== Task brief ==
Each line holding the word "this" counts once; give the total and nothing more.

== Supplied material ==
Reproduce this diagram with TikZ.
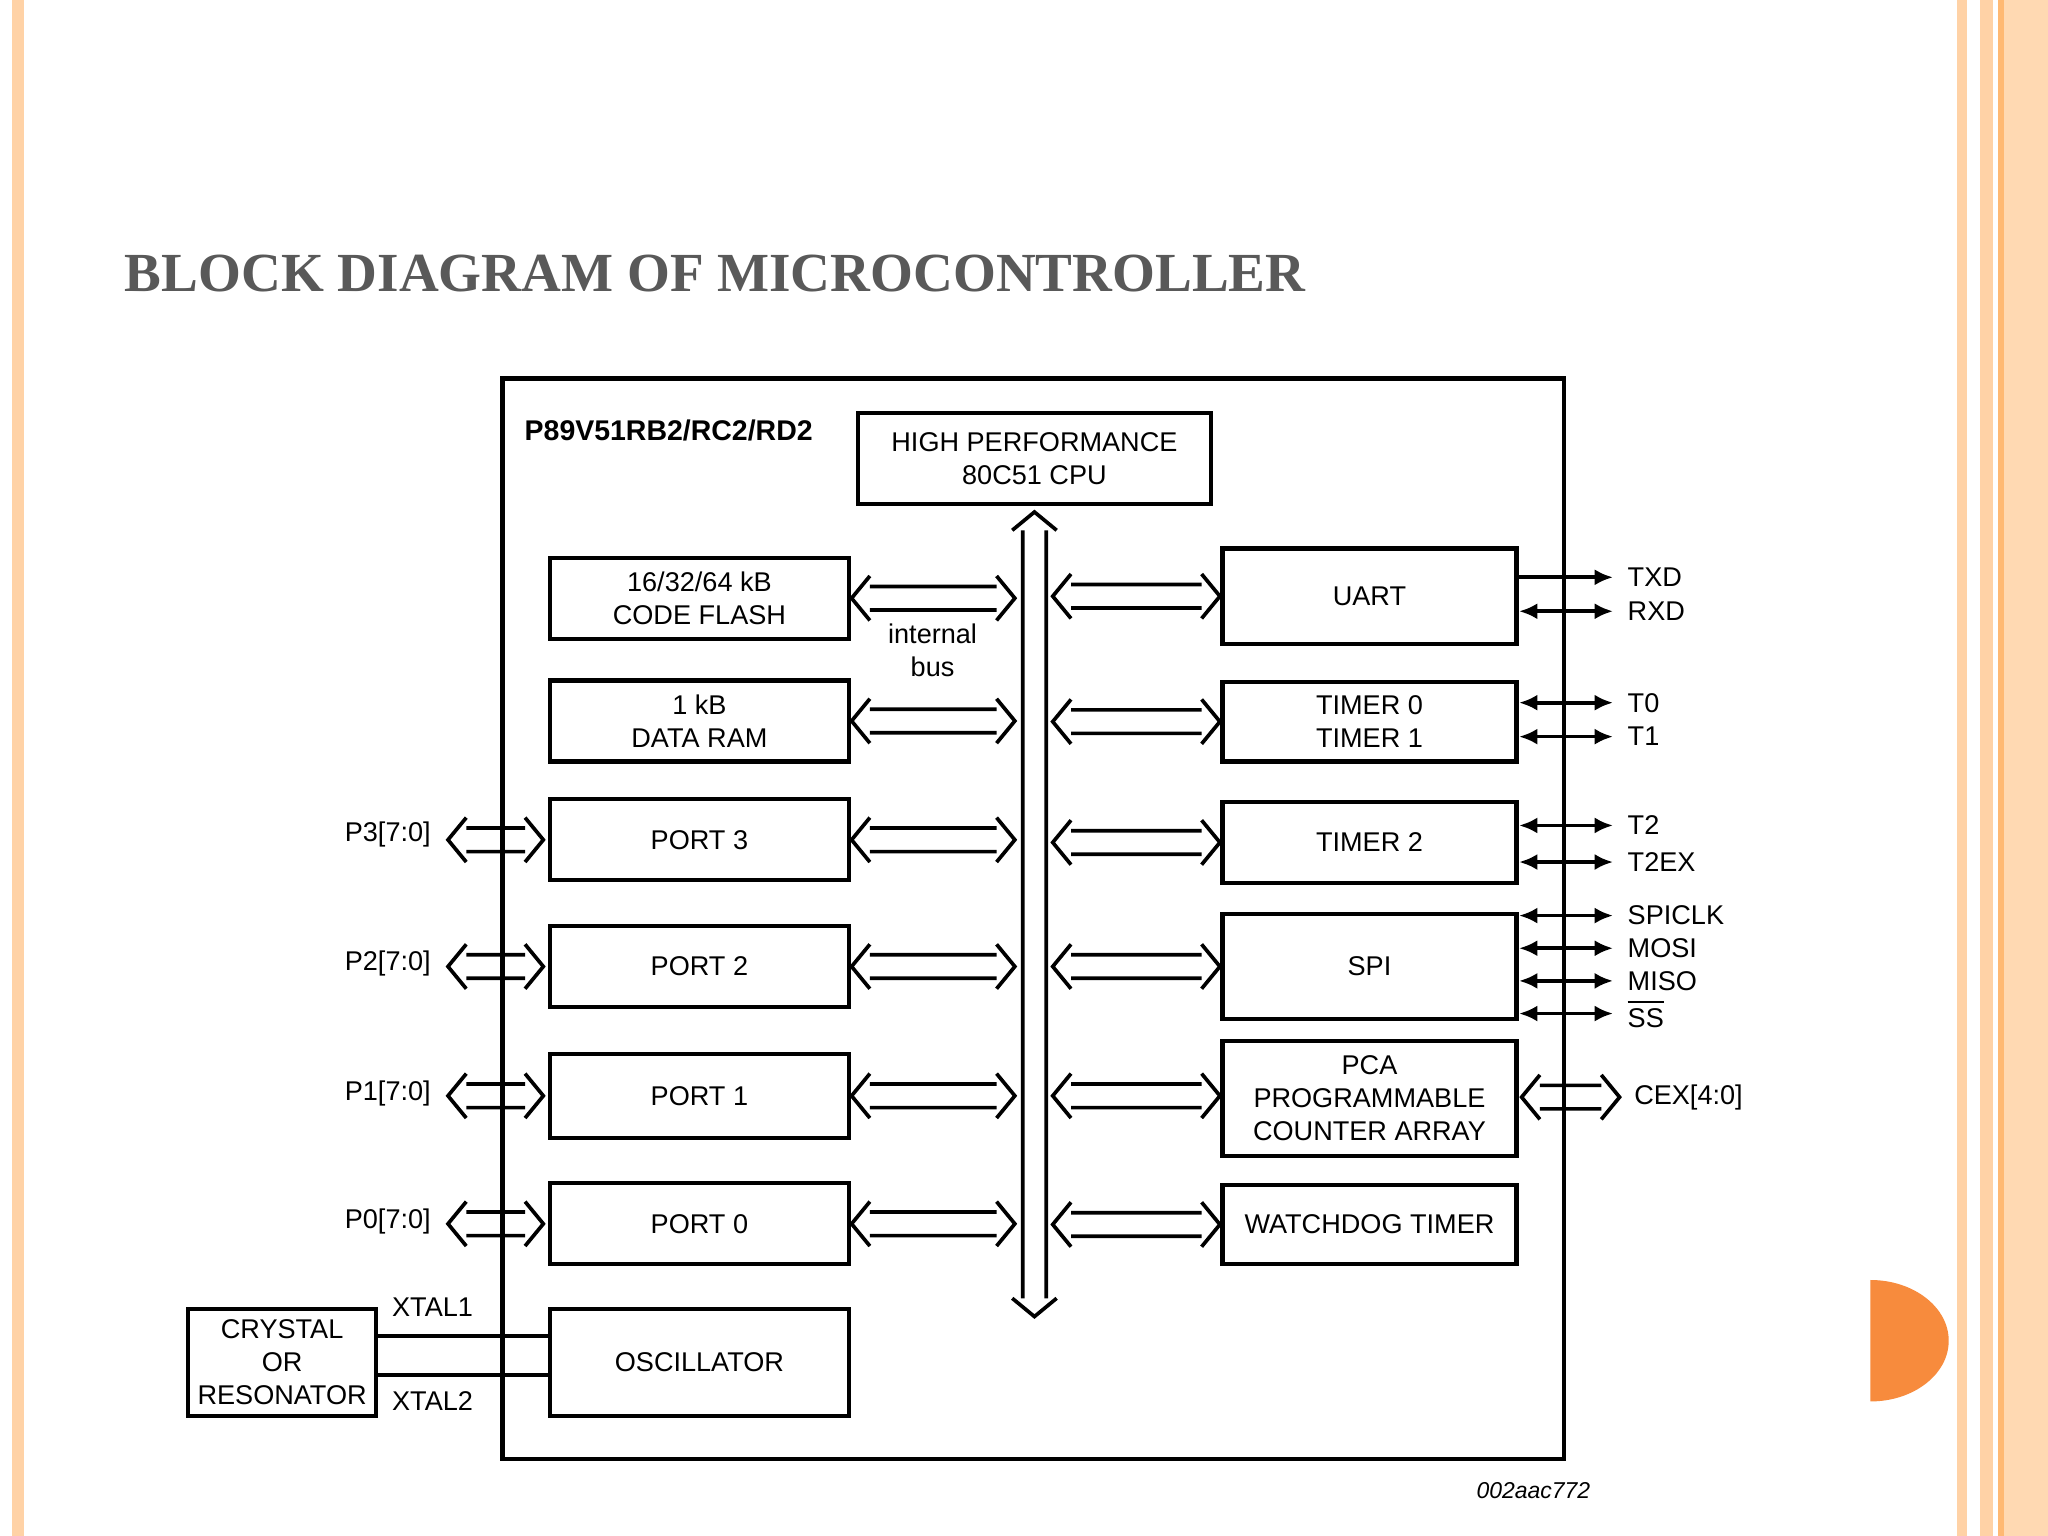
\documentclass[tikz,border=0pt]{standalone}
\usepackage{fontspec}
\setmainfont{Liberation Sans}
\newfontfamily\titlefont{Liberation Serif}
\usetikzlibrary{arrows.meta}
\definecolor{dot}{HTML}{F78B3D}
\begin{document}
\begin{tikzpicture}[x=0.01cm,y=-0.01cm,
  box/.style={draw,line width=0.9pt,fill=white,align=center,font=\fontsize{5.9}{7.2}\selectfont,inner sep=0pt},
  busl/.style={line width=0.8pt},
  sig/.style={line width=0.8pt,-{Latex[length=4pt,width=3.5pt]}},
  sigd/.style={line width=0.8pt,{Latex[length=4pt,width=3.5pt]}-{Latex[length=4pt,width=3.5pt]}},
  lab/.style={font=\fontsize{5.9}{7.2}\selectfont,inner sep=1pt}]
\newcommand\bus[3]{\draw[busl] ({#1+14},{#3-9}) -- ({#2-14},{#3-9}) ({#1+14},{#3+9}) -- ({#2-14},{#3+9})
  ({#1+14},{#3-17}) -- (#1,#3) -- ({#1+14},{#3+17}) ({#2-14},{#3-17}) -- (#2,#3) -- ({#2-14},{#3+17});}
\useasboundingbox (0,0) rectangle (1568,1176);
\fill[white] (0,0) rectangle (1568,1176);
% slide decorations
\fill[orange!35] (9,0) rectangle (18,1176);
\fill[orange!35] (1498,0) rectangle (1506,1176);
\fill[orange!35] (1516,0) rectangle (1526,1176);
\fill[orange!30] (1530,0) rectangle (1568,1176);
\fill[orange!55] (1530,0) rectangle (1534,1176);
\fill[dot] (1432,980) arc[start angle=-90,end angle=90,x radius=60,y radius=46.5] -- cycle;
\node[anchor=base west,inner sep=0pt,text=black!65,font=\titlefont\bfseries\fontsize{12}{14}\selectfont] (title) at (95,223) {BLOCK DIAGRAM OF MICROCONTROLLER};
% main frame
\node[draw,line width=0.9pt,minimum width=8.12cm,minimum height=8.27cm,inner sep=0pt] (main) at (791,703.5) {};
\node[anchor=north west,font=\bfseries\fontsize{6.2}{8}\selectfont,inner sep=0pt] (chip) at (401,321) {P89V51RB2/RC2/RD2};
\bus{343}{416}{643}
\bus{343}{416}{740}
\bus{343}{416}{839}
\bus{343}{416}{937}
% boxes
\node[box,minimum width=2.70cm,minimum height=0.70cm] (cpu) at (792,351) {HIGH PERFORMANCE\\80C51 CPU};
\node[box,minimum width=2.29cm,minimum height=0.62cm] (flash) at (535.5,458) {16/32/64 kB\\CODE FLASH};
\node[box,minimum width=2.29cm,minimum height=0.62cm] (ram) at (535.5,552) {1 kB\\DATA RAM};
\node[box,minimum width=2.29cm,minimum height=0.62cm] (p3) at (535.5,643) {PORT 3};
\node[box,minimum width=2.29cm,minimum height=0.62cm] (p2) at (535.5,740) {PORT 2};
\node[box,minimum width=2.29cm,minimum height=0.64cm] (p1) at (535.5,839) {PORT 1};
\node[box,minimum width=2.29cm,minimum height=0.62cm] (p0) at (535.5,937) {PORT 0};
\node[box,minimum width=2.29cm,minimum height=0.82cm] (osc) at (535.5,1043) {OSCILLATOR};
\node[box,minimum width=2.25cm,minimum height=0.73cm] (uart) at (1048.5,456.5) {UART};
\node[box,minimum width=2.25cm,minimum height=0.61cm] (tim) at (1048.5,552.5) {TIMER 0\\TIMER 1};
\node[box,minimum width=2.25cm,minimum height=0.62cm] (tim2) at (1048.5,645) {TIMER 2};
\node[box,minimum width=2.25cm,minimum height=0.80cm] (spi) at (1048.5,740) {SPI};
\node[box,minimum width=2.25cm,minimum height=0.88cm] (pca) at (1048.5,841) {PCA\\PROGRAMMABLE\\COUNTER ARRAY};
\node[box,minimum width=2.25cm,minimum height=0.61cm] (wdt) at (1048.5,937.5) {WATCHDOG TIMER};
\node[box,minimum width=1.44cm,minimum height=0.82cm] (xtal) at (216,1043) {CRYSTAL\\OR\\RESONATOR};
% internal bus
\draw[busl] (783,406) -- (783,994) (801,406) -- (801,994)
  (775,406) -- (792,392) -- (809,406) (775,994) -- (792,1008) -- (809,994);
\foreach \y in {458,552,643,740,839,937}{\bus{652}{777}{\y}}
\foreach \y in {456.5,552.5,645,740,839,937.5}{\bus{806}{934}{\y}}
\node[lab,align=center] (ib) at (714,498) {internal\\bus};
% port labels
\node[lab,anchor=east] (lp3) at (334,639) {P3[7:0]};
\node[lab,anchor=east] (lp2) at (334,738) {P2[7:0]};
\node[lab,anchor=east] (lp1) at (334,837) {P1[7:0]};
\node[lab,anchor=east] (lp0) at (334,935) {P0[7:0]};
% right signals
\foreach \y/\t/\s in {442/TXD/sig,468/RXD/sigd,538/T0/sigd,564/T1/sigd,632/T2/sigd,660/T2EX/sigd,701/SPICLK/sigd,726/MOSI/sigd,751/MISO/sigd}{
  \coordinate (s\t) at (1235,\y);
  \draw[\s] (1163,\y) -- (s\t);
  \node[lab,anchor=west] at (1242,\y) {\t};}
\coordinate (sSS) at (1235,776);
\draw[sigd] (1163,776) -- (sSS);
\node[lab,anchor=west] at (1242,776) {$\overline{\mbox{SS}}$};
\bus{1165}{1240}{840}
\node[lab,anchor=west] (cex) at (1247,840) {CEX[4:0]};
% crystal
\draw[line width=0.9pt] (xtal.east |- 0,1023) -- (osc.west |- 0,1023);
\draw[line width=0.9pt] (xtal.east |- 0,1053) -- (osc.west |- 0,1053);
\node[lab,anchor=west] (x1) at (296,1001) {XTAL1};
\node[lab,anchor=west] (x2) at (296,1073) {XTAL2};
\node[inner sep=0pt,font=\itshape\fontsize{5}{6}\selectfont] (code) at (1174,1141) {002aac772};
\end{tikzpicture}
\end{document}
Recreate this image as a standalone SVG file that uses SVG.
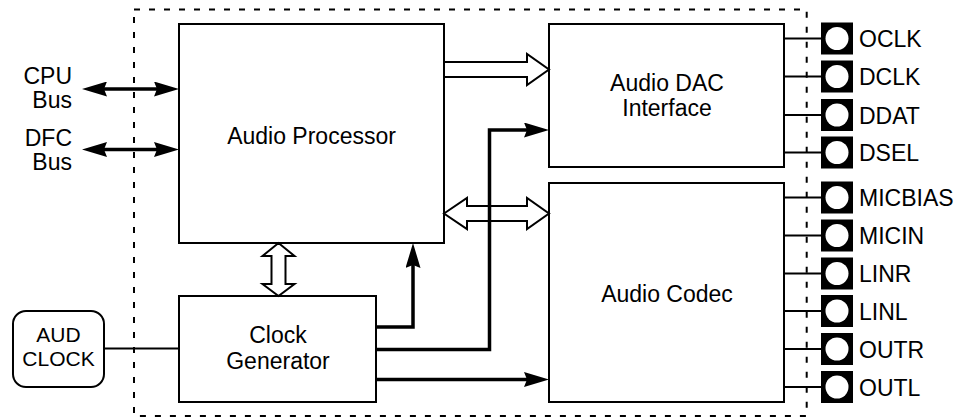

== Task answer ==
2